[Start]

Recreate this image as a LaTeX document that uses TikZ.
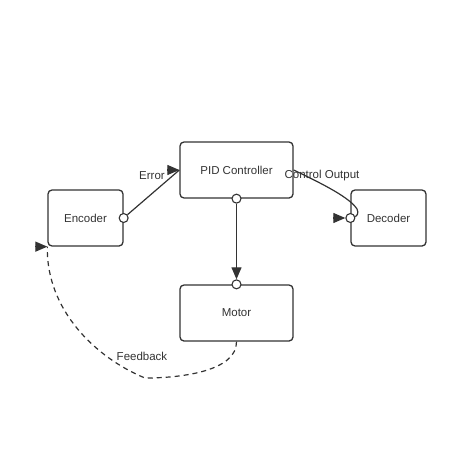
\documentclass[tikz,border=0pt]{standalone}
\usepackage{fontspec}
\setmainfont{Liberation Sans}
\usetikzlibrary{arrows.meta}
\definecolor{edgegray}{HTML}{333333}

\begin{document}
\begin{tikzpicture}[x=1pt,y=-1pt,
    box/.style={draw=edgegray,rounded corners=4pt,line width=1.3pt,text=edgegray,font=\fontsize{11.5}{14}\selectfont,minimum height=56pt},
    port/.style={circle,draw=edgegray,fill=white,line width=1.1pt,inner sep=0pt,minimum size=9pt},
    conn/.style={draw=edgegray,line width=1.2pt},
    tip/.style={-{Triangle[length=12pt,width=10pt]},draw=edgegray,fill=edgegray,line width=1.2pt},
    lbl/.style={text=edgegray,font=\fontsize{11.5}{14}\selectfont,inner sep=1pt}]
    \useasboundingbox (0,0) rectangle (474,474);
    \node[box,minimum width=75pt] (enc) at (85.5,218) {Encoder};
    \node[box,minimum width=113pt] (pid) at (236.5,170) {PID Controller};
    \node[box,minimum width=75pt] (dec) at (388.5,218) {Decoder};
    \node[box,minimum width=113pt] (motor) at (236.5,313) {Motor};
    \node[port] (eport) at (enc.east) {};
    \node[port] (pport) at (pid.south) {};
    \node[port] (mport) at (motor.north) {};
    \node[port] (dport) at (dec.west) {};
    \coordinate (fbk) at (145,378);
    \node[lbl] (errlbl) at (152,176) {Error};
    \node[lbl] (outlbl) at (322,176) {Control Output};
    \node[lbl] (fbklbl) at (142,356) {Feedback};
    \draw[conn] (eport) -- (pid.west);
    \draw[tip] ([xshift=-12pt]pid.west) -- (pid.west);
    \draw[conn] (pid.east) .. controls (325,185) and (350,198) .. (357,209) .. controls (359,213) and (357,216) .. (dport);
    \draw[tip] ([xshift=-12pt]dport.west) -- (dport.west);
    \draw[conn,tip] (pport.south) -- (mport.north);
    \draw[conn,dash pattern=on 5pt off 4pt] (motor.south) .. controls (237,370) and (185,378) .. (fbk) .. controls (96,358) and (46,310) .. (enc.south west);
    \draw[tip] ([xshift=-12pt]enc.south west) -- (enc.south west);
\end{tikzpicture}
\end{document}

[End]
[Start]

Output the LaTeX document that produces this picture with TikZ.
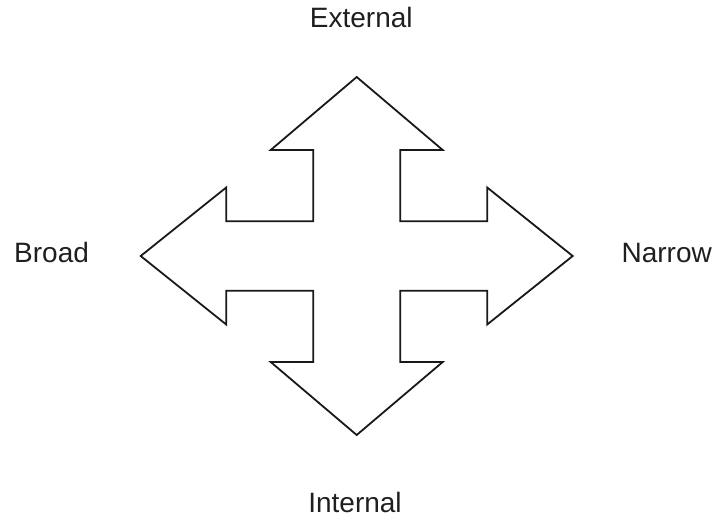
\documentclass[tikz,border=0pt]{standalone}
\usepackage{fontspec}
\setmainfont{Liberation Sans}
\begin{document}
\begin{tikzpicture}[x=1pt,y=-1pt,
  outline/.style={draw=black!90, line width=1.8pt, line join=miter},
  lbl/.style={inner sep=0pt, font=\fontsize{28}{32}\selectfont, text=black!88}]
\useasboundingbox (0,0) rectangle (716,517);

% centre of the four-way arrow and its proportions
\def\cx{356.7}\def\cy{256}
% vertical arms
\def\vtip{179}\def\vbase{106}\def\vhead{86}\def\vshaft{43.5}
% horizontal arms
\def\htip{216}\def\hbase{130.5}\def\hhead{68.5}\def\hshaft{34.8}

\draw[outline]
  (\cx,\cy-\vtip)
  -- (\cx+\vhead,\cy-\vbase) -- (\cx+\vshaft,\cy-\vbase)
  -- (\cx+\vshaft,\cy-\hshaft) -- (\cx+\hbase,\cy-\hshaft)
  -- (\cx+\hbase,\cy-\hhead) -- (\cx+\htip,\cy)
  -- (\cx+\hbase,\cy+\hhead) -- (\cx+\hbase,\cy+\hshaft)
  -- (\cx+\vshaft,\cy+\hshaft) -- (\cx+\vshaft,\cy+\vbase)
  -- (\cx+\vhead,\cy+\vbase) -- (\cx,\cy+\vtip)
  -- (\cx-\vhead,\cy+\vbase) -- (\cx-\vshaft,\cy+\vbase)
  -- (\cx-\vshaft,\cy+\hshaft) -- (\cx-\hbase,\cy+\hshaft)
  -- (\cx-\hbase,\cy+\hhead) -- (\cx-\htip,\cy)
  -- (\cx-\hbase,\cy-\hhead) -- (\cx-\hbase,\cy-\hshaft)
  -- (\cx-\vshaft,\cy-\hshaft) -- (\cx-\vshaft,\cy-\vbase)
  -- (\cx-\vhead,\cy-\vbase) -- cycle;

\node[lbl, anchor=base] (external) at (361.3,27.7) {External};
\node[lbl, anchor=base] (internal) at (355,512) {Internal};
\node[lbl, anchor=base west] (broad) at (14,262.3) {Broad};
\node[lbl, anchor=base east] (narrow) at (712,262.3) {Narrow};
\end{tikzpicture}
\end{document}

[End]

● WHAT THE EXERCISE ASKS
Going back to the data above, write out everything from the line with "Output the LaTeX" down to the line with "-- (\cx-\vhead,\cy-\vbase) -- cycle;", both included, leaving every picture out.

● ANSWER TO THE TASK
Output the LaTeX document that produces this picture with TikZ.
\documentclass[tikz,border=0pt]{standalone}
\usepackage{fontspec}
\setmainfont{Liberation Sans}
\begin{document}
\begin{tikzpicture}[x=1pt,y=-1pt,
  outline/.style={draw=black!90, line width=1.8pt, line join=miter},
  lbl/.style={inner sep=0pt, font=\fontsize{28}{32}\selectfont, text=black!88}]
\useasboundingbox (0,0) rectangle (716,517);

% centre of the four-way arrow and its proportions
\def\cx{356.7}\def\cy{256}
% vertical arms
\def\vtip{179}\def\vbase{106}\def\vhead{86}\def\vshaft{43.5}
% horizontal arms
\def\htip{216}\def\hbase{130.5}\def\hhead{68.5}\def\hshaft{34.8}

\draw[outline]
  (\cx,\cy-\vtip)
  -- (\cx+\vhead,\cy-\vbase) -- (\cx+\vshaft,\cy-\vbase)
  -- (\cx+\vshaft,\cy-\hshaft) -- (\cx+\hbase,\cy-\hshaft)
  -- (\cx+\hbase,\cy-\hhead) -- (\cx+\htip,\cy)
  -- (\cx+\hbase,\cy+\hhead) -- (\cx+\hbase,\cy+\hshaft)
  -- (\cx+\vshaft,\cy+\hshaft) -- (\cx+\vshaft,\cy+\vbase)
  -- (\cx+\vhead,\cy+\vbase) -- (\cx,\cy+\vtip)
  -- (\cx-\vhead,\cy+\vbase) -- (\cx-\vshaft,\cy+\vbase)
  -- (\cx-\vshaft,\cy+\hshaft) -- (\cx-\hbase,\cy+\hshaft)
  -- (\cx-\hbase,\cy+\hhead) -- (\cx-\htip,\cy)
  -- (\cx-\hbase,\cy-\hhead) -- (\cx-\hbase,\cy-\hshaft)
  -- (\cx-\vshaft,\cy-\hshaft) -- (\cx-\vshaft,\cy-\vbase)
  -- (\cx-\vhead,\cy-\vbase) -- cycle;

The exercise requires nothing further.